According to the National Oceanic and Atmospheric Administration (NOAA), air density can vary by up to 20% across different regions in the United States alone. This variability is critical for industries such as aviation, where precise calculations are necessary for safety and efficiency.
Expert Tips
For professionals and enthusiasts working with air density calculations, the following tips can help ensure accuracy and practical applicability:
- Use Local Data: Whenever possible, use real-time local data for temperature, pressure, and humidity. Weather stations and online meteorological services provide up-to-date information that can significantly improve the accuracy of your calculations.
- Account for Altitude: Altitude is one of the most significant factors affecting air density. Even small changes in elevation can lead to noticeable differences in density, especially in mountainous regions.
- Consider Humidity: While humidity has a smaller impact on air density compared to temperature and pressure, it should not be ignored, particularly in humid climates. Water vapor reduces air density, which can affect systems sensitive to these variations.

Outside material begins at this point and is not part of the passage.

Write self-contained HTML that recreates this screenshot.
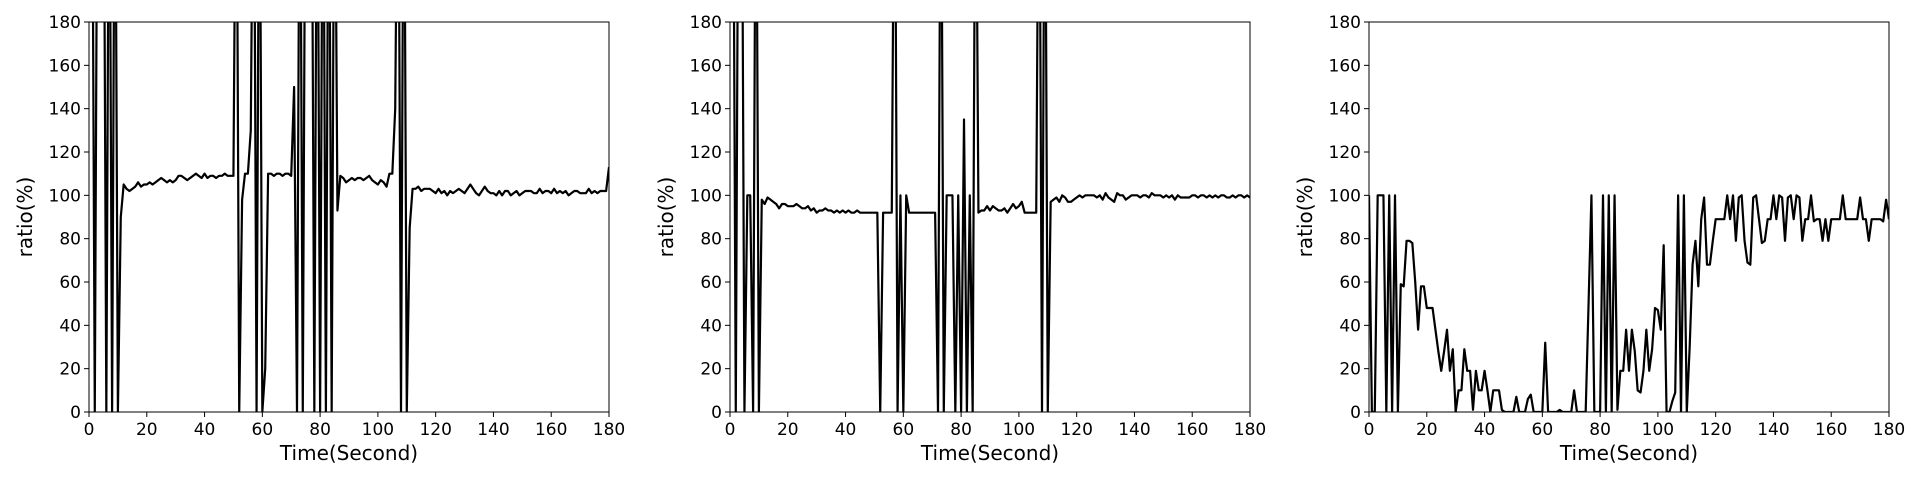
<!DOCTYPE html>
<html><head><meta charset="utf-8"><style>
html,body{margin:0;padding:0;background:#fff;width:1920px;height:480px;overflow:hidden}
svg text{font-family:"DejaVu Sans","Liberation Sans",sans-serif;fill:#000}
</style></head><body>
<svg id="chart" width="1920" height="480" viewBox="0 0 1920 480" xmlns="http://www.w3.org/2000/svg"></svg>
<script>
const xTicks = [0,20,40,60,80,100,120,140,160,180];
const yTicks = [0,20,40,60,80,100,120,140,160,180];
const seriesA = [300,300,0,300,300,300,0,300,0,300,0,
90,105,103,102,103,104,106,104,105,105,
106,105,106,107,108,107,106,107,106,107,
109,109,108,107,108,109,110,109,108,110,
108,109,109,108,109,109,110,109,109,109,
300,0,98,110,110,130,300,0,300,0,
20,110,110,109,110,110,109,110,110,109,
150,0,300,0,300,300,300,0,300,0,300,0,300,0,300,
93,109,108,106,107,108,107,108,108,107,108,109,107,106,105,107,106,104,110,110,
140,300,0,300,0,
85,103,103,104,102,103,103,103,102,101,
103,101,102,100,102,101,102,103,102,101,
103,105,103,101,100,102,104,102,101,101,
100,102,100,102,102,100,101,102,100,101,
102,102,102,101,101,103,101,102,102,101,
103,101,102,101,102,100,101,102,102,101,
101,101,103,101,102,101,102,102,102,
113];
const seriesB = [300,300,0,300,300,0,100,100,0,300,0,
98,96,99,98,97,96,94,96,96,95,
95,95,96,95,94,94,95,93,94,92,
93,93,94,93,93,92,93,92,93,92,
93,92,92,93,92,92,92,92,92,92,
92,
0,92,92,92,92,300,0,100,0,100,
92,92,92,92,92,92,92,92,92,92,0,
300,0,100,100,100,0,100,0,135,0,100,0,300,
92,93,93,95,93,95,94,93,93,94,92,94,96,94,95,97,92,92,92,92,92,
300,0,300,0,
97,98,99,97,100,99,97,97,98,99,
100,99,100,100,100,100,99,100,98,101,
99,98,97,101,100,100,98,99,100,100,
100,99,100,100,99,101,100,100,100,99,
100,99,100,98,100,99,99,99,99,100,
100,99,100,100,99,100,99,100,99,100,
100,99,99,100,99,100,100,99,100,99];
const seriesC = [100,0,0,100,100,100,0,100,0,100,0,
59,58,79,79,78,60,38,58,58,48,
48,48,38,28,19,28,38,19,29,0,
10,10,29,19,19,1,19,10,10,19,
10,0,10,10,10,1,0,0,0,0,
7,0,0,0,6,8,0,0,0,0,
32,0,0,0,0,1,0,0,0,0,
10,0,0,0,0,50,100,0,0,0,
100,0,100,0,100,1,19,19,38,19,
38,28,10,9,19,38,19,29,48,47,
38,77,0,0,5,9,100,0,100,0,
30,68,79,58,89,99,68,68,79,89,
89,89,89,100,89,100,79,99,100,79,
69,68,99,100,89,78,79,89,89,100,
89,100,99,79,99,100,89,100,99,79,
89,89,100,88,89,89,79,89,79,89,
89,89,89,100,89,89,89,89,89,99,
89,89,79,89,89,89,89,88,98,89];
const allSeries = [seriesA, seriesB, seriesC];
const panelLefts = [89, 730, 1369];
const NS = "http://www.w3.org/2000/svg";
const svg = document.getElementById('chart');
const W = 520, TOP = 22, BOT = 412;
function mk(tag, attrs){const e=document.createElementNS(NS,tag);for(const k in attrs)e.setAttribute(k,attrs[k]);return e;}
allSeries.forEach((data, p) => {
  const L = panelLefts[p];
  const xs = v => L + v / 180 * W;
  const ys = v => BOT - v / 180 * (BOT - TOP);
  const g = mk('g', {});
  
  
  svg.appendChild(g);
  const cp = mk('clipPath', {id: 'clip' + p});
  cp.appendChild(mk('rect', {x: L, y: TOP, width: W, height: BOT - TOP}));
  g.appendChild(cp);
  const pts = data.map((v, i) => xs(i).toFixed(2) + ',' + ys(v).toFixed(2)).join(' ');
  const line = mk('polyline', {points: pts, fill: 'none', stroke: '#000', 'stroke-width': 2.2, 'stroke-linejoin': 'round', 'clip-path': 'url(#clip' + p + ')'});
  
  
  g.appendChild(line);
  const frame = mk('rect', {x: L, y: TOP, width: W, height: BOT - TOP, fill: 'none', stroke: '#000', 'stroke-width': 1});
  
  
  g.appendChild(frame);
  xTicks.forEach(t => {
    g.appendChild(mk('line', {x1: xs(t), x2: xs(t), y1: BOT, y2: BOT + 5, stroke: '#000', 'stroke-width': 1}));
    const tx = mk('text', {x: xs(t), y: BOT + 23, 'text-anchor': 'middle', 'font-size': 17});
    tx.textContent = t;
    
    
    g.appendChild(tx);
  });
  yTicks.forEach(t => {
    g.appendChild(mk('line', {x1: L - 5, x2: L, y1: ys(t), y2: ys(t), stroke: '#000', 'stroke-width': 1}));
    const ty = mk('text', {x: L - 8, y: ys(t) + 6, 'text-anchor': 'end', 'font-size': 17});
    ty.textContent = t;
    
    
    g.appendChild(ty);
  });
  const xl = mk('text', {x: L + W / 2, y: 460, 'text-anchor': 'middle', 'font-size': 20});
  xl.textContent = 'Time(Second)';
  
  
  g.appendChild(xl);
  const yl = mk('text', {x: 0, y: 0, 'text-anchor': 'middle', 'font-size': 20, transform: 'translate(' + (L - 57) + ',' + ((TOP + BOT) / 2) + ') rotate(-90)'});
  yl.textContent = 'ratio(%)';
  
  
  g.appendChild(yl);
});
</script>
</body></html>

- Validate with Standards: Compare your calculations with standard atmospheric models, such as the International Standard Atmosphere (ISA) by ICAO. These models provide benchmark values for air density at various altitudes under standard conditions.
- Test in Real Conditions: If you are designing or testing equipment that relies on air density (e.g., drones, wind turbines, or HVAC systems), conduct real-world tests under the expected operating conditions. Theoretical calculations are a good starting point, but empirical data is invaluable.
- Understand the Limitations: This calculator assumes ideal gas behavior and does not account for extreme conditions, such as very high altitudes (above 20 km) or temperatures outside the typical range (-50°C to 50°C). For such cases, more complex models may be required.
By following these tips, you can enhance the reliability of your air density calculations and their applications in real-world scenarios.
Interactive FAQ
What is the standard air density at sea level?
At sea level under standard conditions (15°C temperature and 1013.25 hPa pressure), the density of dry air is approximately 1.225 kg/m³. This value is widely used as a reference in engineering and scientific calculations. However, actual air density can vary slightly due to humidity and local atmospheric conditions.
How does temperature affect air density?
Temperature has an inverse relationship with air density. As temperature increases, air molecules gain kinetic energy and move farther apart, reducing the number of molecules per unit volume. For example, at a constant pressure of 1013.25 hPa, air density decreases from about 1.292 kg/m³ at 0°C to 1.164 kg/m³ at 30°C. This relationship is described by the ideal gas law: ρ = P / (R * T), where T is the absolute temperature in Kelvin.
Why does air density decrease with altitude?
Air density decreases with altitude primarily because atmospheric pressure decreases. As you ascend, the weight of the air above you (which creates atmospheric pressure) diminishes. Since density is directly proportional to pressure (for a given temperature), the reduction in pressure leads to a corresponding decrease in density. At 5,500 meters (18,000 feet), for instance, air density is roughly half of its sea-level value.
How does humidity impact air density?
Humidity reduces air density because water vapor (H₂O) has a lower molecular weight (18 g/mol) than dry air (approximately 29 g/mol). When water vapor replaces some of the dry air molecules, the overall mass of the air-water vapor mixture decreases for the same volume, leading to a lower density. For example, at 30°C and 1013.25 hPa, air with 100% humidity has a density about 1% lower than dry air.
What is the difference between dry air density and moist air density?
Dry air density refers to the density of air with no water vapor, while moist air density accounts for the presence of water vapor. Moist air is always less dense than dry air at the same temperature and pressure because water vapor molecules are lighter than the nitrogen and oxygen molecules they replace. The difference is typically small (less than 1-2%) under normal conditions but can be significant in very humid environments.
Can air density be negative?
No, air density cannot be negative. Density is defined as mass per unit volume, and both mass and volume are positive quantities. The lowest possible air density approaches zero in a vacuum, but it never becomes negative. In practical terms, air density is always a positive value greater than zero.
How is air density used in aviation?
In aviation, air density is a critical parameter for calculating lift, drag, and engine performance. Pilots and aircraft designers use air density to determine takeoff and landing distances, fuel efficiency, and maximum altitude. For example, at higher altitudes where air density is lower, aircraft require longer runways for takeoff and landing. Additionally, air density affects the performance of propellers and jet engines, as the thrust generated depends on the mass of air processed.